■ **AIM**
In the data that follows, count every line holding the string "React" and give the count alone.

■ **DATA**
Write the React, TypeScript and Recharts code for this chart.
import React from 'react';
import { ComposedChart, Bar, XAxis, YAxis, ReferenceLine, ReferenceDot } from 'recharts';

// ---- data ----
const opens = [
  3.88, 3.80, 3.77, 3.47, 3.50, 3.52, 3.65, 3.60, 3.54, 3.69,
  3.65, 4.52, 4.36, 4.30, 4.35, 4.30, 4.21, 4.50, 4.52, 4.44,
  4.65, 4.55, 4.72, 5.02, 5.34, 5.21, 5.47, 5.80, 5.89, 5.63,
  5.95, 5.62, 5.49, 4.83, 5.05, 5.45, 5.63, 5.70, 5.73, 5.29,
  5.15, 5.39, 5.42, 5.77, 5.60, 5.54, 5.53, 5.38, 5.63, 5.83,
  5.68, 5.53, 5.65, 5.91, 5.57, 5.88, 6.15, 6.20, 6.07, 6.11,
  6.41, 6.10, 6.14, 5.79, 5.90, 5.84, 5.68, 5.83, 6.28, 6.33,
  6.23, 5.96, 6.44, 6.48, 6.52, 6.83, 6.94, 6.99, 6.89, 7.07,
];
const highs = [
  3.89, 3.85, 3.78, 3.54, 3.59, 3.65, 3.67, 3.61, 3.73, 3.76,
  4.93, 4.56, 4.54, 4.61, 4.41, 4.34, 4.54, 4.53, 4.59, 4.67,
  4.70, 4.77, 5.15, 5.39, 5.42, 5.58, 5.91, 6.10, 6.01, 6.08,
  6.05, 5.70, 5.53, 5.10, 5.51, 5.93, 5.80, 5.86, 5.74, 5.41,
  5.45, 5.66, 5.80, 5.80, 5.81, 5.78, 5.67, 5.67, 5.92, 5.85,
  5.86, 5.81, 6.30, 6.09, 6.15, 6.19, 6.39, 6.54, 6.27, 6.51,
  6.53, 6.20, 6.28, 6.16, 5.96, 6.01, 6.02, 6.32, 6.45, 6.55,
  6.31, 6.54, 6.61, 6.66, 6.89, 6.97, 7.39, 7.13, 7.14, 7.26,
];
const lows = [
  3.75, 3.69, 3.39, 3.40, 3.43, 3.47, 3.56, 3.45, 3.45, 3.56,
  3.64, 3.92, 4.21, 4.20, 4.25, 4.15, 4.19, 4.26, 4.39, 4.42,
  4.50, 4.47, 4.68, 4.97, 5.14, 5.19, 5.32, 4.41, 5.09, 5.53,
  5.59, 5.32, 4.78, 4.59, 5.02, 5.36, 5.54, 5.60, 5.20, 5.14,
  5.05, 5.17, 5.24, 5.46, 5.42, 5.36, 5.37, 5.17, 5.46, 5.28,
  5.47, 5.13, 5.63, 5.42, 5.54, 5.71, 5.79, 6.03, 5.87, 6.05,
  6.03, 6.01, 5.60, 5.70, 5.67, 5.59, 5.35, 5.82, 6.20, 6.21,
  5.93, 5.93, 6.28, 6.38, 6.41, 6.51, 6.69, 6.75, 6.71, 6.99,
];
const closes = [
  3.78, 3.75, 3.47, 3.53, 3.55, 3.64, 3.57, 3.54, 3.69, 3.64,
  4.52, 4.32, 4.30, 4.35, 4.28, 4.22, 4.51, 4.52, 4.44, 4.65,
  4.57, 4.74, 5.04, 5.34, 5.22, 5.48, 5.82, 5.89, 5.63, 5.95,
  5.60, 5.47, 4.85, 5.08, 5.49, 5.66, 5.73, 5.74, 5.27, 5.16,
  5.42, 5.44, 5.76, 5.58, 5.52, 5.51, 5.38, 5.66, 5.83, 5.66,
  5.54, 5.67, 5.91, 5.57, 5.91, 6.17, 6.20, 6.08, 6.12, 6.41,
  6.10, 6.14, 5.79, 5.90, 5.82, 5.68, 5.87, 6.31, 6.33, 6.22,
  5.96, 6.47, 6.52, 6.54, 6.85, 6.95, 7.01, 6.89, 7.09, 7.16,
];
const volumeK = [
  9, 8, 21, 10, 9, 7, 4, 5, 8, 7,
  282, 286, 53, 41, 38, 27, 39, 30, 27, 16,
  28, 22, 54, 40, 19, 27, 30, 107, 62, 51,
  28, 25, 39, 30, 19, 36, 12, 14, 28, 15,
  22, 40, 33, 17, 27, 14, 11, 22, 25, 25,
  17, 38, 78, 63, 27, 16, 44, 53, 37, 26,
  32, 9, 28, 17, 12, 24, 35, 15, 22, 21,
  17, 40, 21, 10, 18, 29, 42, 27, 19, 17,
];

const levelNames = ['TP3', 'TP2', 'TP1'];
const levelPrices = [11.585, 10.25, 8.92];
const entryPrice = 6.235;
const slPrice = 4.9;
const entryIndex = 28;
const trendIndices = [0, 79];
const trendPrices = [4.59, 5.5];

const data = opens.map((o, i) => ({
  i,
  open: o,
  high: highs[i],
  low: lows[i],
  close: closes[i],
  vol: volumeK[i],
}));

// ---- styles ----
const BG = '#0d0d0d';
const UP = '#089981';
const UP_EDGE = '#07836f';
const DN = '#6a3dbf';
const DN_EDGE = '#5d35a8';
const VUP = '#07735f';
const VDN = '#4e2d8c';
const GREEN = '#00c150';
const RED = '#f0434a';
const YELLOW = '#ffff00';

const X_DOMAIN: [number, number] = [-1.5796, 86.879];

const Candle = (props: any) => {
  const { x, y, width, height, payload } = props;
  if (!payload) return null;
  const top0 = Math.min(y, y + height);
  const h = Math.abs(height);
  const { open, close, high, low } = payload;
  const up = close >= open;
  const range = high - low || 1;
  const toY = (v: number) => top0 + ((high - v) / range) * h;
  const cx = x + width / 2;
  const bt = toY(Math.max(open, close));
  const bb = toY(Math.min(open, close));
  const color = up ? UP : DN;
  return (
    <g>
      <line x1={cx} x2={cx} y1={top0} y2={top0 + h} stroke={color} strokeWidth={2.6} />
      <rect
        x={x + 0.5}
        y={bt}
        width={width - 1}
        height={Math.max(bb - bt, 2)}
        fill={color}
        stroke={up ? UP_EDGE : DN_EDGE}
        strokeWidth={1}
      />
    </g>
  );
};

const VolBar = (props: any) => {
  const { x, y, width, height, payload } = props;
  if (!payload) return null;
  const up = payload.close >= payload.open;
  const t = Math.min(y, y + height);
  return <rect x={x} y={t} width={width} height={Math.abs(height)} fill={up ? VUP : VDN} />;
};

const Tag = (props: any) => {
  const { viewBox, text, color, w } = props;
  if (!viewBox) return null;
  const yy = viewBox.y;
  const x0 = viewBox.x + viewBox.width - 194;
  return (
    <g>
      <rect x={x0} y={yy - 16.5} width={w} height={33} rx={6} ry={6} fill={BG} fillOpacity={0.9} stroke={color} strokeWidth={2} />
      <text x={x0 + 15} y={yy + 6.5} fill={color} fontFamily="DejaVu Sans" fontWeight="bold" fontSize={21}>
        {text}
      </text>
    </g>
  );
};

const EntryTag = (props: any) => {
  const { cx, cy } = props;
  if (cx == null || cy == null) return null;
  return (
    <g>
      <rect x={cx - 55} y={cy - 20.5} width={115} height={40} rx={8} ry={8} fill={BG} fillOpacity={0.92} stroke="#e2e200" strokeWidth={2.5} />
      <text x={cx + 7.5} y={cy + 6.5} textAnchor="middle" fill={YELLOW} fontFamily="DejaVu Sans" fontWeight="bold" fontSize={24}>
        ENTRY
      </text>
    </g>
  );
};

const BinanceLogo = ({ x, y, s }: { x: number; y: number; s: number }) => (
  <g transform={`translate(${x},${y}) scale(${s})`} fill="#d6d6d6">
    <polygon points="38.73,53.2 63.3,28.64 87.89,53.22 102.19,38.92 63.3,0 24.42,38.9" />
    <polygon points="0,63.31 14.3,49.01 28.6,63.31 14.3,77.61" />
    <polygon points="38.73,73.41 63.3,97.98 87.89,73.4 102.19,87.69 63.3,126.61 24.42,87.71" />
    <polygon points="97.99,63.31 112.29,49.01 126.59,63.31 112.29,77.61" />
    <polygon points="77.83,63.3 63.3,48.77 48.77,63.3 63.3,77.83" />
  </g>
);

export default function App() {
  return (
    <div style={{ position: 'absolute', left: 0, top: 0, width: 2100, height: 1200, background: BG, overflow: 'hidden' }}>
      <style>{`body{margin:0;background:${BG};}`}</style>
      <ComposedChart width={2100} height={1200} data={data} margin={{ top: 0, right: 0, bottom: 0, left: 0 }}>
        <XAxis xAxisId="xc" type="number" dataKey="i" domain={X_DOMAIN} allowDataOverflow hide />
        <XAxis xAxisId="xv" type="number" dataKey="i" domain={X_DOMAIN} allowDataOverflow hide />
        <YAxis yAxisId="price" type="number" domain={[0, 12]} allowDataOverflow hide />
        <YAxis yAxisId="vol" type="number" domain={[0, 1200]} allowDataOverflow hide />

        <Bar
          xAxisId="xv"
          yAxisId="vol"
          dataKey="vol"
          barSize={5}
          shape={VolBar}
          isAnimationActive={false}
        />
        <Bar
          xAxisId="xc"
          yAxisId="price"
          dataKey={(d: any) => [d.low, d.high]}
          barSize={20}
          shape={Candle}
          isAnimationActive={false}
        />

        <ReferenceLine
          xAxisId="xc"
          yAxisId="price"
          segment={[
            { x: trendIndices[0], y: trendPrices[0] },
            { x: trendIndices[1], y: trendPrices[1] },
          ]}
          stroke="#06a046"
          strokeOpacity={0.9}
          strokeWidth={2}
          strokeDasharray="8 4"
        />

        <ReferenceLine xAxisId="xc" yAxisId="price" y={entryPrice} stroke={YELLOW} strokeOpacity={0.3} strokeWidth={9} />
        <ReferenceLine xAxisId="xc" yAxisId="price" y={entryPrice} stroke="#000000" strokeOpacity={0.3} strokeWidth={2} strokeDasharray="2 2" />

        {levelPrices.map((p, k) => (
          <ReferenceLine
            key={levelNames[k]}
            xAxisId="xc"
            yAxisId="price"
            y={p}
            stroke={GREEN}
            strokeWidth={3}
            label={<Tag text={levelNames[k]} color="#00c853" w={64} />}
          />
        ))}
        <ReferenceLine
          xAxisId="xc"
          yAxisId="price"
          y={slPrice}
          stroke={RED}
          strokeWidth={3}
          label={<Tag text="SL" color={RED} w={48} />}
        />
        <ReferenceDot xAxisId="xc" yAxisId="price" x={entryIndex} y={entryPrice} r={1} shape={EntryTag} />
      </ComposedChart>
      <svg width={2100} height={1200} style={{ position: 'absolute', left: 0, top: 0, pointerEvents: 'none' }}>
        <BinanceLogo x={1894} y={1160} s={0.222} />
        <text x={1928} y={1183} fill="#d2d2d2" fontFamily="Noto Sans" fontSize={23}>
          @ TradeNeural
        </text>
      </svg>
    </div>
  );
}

■ **ANSWER TO THE PROBLEM**
2